**BRIEF:** Set the listing down again in full, word for word, with the pictures left out.

**DATASET EXCERPT:**
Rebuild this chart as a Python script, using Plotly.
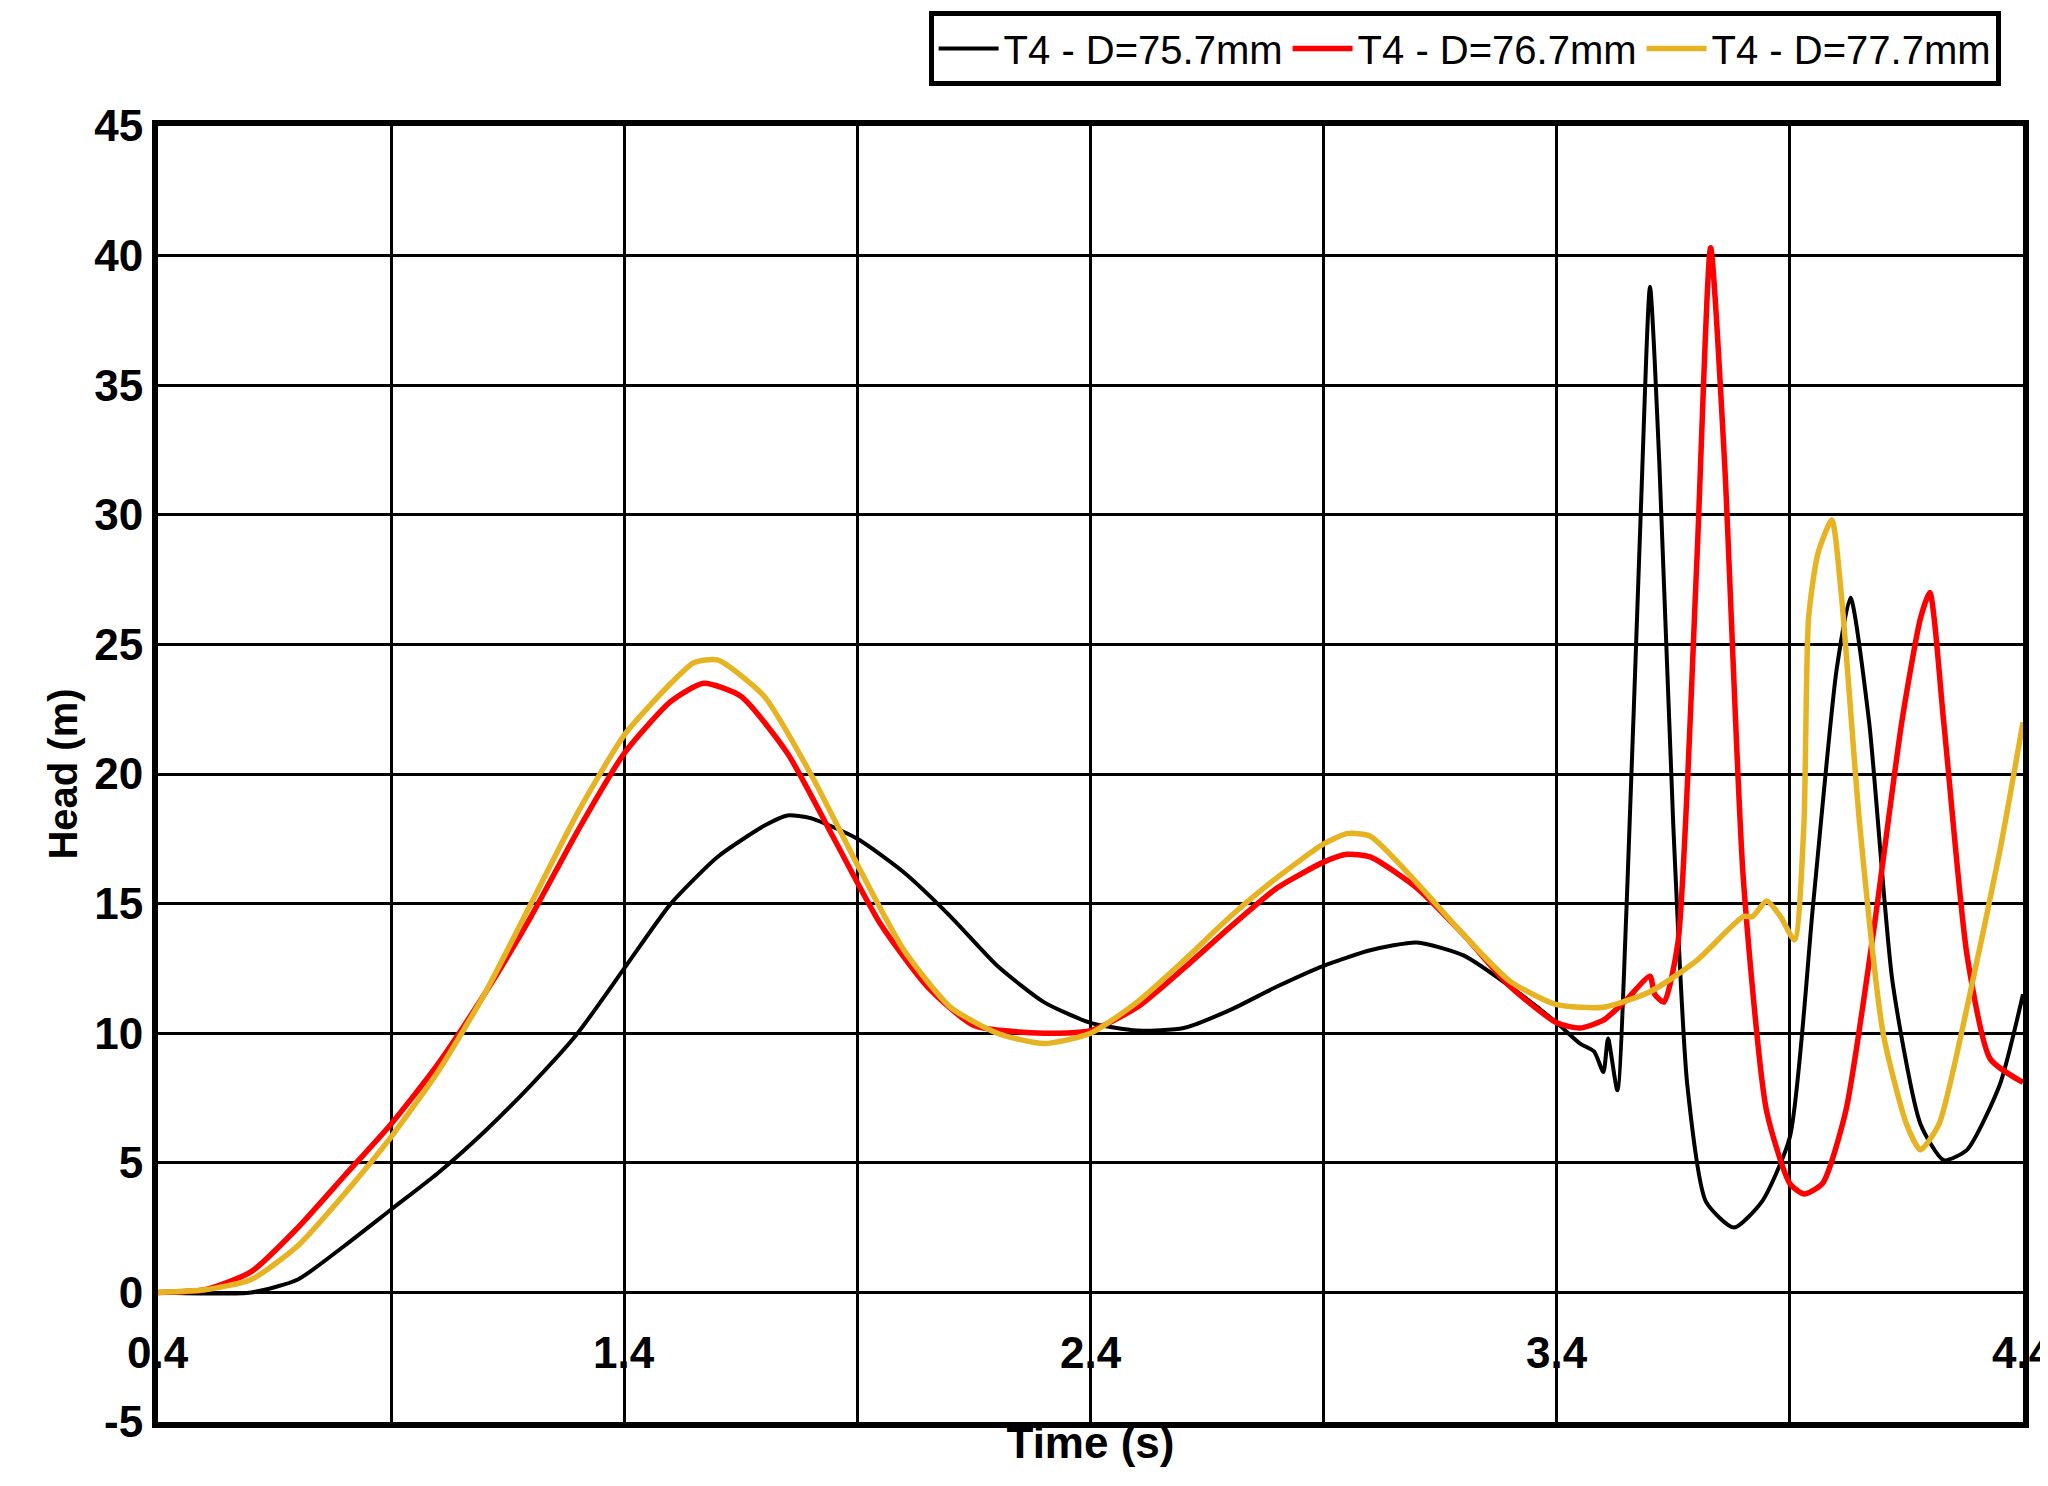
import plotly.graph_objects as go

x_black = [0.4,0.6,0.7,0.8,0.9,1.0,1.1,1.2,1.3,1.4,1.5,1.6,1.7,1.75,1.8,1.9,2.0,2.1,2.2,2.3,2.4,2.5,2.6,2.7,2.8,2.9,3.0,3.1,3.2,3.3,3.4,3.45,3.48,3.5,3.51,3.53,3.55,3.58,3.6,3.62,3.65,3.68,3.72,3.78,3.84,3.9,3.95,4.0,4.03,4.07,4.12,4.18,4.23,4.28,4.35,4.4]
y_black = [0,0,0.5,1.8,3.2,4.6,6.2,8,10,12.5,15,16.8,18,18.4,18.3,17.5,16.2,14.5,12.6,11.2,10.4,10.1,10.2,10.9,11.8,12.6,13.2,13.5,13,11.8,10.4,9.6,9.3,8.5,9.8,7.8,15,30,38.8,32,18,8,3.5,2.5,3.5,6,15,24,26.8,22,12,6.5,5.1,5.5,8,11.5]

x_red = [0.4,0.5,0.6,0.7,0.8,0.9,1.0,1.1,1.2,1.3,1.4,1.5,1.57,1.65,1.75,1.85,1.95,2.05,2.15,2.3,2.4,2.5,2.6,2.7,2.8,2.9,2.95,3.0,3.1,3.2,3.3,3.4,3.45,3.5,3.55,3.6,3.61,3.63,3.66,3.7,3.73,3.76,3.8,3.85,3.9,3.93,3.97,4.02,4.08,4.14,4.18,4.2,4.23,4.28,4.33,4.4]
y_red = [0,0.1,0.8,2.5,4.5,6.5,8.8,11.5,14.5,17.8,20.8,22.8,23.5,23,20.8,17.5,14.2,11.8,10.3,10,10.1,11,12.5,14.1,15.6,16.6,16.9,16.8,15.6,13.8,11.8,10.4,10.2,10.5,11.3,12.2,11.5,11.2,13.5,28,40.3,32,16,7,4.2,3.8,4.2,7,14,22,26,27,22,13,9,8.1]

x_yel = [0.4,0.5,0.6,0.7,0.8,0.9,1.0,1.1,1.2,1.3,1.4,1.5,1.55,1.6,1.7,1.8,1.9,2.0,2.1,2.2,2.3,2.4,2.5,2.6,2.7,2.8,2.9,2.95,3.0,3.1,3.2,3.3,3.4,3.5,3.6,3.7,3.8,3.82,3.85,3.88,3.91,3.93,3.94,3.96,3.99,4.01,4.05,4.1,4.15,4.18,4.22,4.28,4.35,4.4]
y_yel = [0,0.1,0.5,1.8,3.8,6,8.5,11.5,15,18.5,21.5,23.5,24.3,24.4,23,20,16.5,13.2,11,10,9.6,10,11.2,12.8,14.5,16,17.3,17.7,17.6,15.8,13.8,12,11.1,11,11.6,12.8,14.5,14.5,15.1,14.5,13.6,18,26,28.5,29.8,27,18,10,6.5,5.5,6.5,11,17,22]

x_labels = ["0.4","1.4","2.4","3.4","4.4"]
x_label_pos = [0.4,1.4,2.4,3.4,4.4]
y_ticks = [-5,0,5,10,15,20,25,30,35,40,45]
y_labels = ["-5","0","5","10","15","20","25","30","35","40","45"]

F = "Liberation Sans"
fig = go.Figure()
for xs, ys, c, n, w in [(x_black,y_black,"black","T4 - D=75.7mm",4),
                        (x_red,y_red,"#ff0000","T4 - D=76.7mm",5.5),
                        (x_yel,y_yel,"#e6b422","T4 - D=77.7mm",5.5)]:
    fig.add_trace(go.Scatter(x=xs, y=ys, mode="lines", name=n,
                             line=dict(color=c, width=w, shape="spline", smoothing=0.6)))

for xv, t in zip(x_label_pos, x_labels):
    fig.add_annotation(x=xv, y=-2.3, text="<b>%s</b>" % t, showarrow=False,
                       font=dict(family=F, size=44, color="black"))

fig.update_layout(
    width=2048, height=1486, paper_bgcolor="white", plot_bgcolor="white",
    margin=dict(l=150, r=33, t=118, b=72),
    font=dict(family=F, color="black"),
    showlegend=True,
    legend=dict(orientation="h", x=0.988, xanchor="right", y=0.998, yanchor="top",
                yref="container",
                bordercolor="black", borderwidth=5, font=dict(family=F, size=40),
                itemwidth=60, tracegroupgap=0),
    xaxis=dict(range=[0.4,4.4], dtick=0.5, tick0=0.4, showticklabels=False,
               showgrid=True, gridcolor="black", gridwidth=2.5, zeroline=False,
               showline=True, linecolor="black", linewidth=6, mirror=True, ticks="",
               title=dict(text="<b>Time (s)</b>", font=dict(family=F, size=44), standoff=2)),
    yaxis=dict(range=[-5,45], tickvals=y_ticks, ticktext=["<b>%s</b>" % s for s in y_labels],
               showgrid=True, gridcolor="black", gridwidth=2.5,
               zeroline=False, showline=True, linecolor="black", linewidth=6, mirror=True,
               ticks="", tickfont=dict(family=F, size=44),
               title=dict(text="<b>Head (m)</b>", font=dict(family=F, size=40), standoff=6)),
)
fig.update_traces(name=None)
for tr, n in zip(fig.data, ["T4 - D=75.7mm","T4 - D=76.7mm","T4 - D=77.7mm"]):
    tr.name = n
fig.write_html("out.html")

**ANSWER IN FULL:**
Rebuild this chart as a Python script, using Plotly.
import plotly.graph_objects as go

x_black = [0.4,0.6,0.7,0.8,0.9,1.0,1.1,1.2,1.3,1.4,1.5,1.6,1.7,1.75,1.8,1.9,2.0,2.1,2.2,2.3,2.4,2.5,2.6,2.7,2.8,2.9,3.0,3.1,3.2,3.3,3.4,3.45,3.48,3.5,3.51,3.53,3.55,3.58,3.6,3.62,3.65,3.68,3.72,3.78,3.84,3.9,3.95,4.0,4.03,4.07,4.12,4.18,4.23,4.28,4.35,4.4]
y_black = [0,0,0.5,1.8,3.2,4.6,6.2,8,10,12.5,15,16.8,18,18.4,18.3,17.5,16.2,14.5,12.6,11.2,10.4,10.1,10.2,10.9,11.8,12.6,13.2,13.5,13,11.8,10.4,9.6,9.3,8.5,9.8,7.8,15,30,38.8,32,18,8,3.5,2.5,3.5,6,15,24,26.8,22,12,6.5,5.1,5.5,8,11.5]

x_red = [0.4,0.5,0.6,0.7,0.8,0.9,1.0,1.1,1.2,1.3,1.4,1.5,1.57,1.65,1.75,1.85,1.95,2.05,2.15,2.3,2.4,2.5,2.6,2.7,2.8,2.9,2.95,3.0,3.1,3.2,3.3,3.4,3.45,3.5,3.55,3.6,3.61,3.63,3.66,3.7,3.73,3.76,3.8,3.85,3.9,3.93,3.97,4.02,4.08,4.14,4.18,4.2,4.23,4.28,4.33,4.4]
y_red = [0,0.1,0.8,2.5,4.5,6.5,8.8,11.5,14.5,17.8,20.8,22.8,23.5,23,20.8,17.5,14.2,11.8,10.3,10,10.1,11,12.5,14.1,15.6,16.6,16.9,16.8,15.6,13.8,11.8,10.4,10.2,10.5,11.3,12.2,11.5,11.2,13.5,28,40.3,32,16,7,4.2,3.8,4.2,7,14,22,26,27,22,13,9,8.1]

x_yel = [0.4,0.5,0.6,0.7,0.8,0.9,1.0,1.1,1.2,1.3,1.4,1.5,1.55,1.6,1.7,1.8,1.9,2.0,2.1,2.2,2.3,2.4,2.5,2.6,2.7,2.8,2.9,2.95,3.0,3.1,3.2,3.3,3.4,3.5,3.6,3.7,3.8,3.82,3.85,3.88,3.91,3.93,3.94,3.96,3.99,4.01,4.05,4.1,4.15,4.18,4.22,4.28,4.35,4.4]
y_yel = [0,0.1,0.5,1.8,3.8,6,8.5,11.5,15,18.5,21.5,23.5,24.3,24.4,23,20,16.5,13.2,11,10,9.6,10,11.2,12.8,14.5,16,17.3,17.7,17.6,15.8,13.8,12,11.1,11,11.6,12.8,14.5,14.5,15.1,14.5,13.6,18,26,28.5,29.8,27,18,10,6.5,5.5,6.5,11,17,22]

x_labels = ["0.4","1.4","2.4","3.4","4.4"]
x_label_pos = [0.4,1.4,2.4,3.4,4.4]
y_ticks = [-5,0,5,10,15,20,25,30,35,40,45]
y_labels = ["-5","0","5","10","15","20","25","30","35","40","45"]

F = "Liberation Sans"
fig = go.Figure()
for xs, ys, c, n, w in [(x_black,y_black,"black","T4 - D=75.7mm",4),
                        (x_red,y_red,"#ff0000","T4 - D=76.7mm",5.5),
                        (x_yel,y_yel,"#e6b422","T4 - D=77.7mm",5.5)]:
    fig.add_trace(go.Scatter(x=xs, y=ys, mode="lines", name=n,
                             line=dict(color=c, width=w, shape="spline", smoothing=0.6)))

for xv, t in zip(x_label_pos, x_labels):
    fig.add_annotation(x=xv, y=-2.3, text="<b>%s</b>" % t, showarrow=False,
                       font=dict(family=F, size=44, color="black"))

fig.update_layout(
    width=2048, height=1486, paper_bgcolor="white", plot_bgcolor="white",
    margin=dict(l=150, r=33, t=118, b=72),
    font=dict(family=F, color="black"),
    showlegend=True,
    legend=dict(orientation="h", x=0.988, xanchor="right", y=0.998, yanchor="top",
                yref="container",
                bordercolor="black", borderwidth=5, font=dict(family=F, size=40),
                itemwidth=60, tracegroupgap=0),
    xaxis=dict(range=[0.4,4.4], dtick=0.5, tick0=0.4, showticklabels=False,
               showgrid=True, gridcolor="black", gridwidth=2.5, zeroline=False,
               showline=True, linecolor="black", linewidth=6, mirror=True, ticks="",
               title=dict(text="<b>Time (s)</b>", font=dict(family=F, size=44), standoff=2)),
    yaxis=dict(range=[-5,45], tickvals=y_ticks, ticktext=["<b>%s</b>" % s for s in y_labels],
               showgrid=True, gridcolor="black", gridwidth=2.5,
               zeroline=False, showline=True, linecolor="black", linewidth=6, mirror=True,
               ticks="", tickfont=dict(family=F, size=44),
               title=dict(text="<b>Head (m)</b>", font=dict(family=F, size=40), standoff=6)),
)
fig.update_traces(name=None)
for tr, n in zip(fig.data, ["T4 - D=75.7mm","T4 - D=76.7mm","T4 - D=77.7mm"]):
    tr.name = n
fig.write_html("out.html")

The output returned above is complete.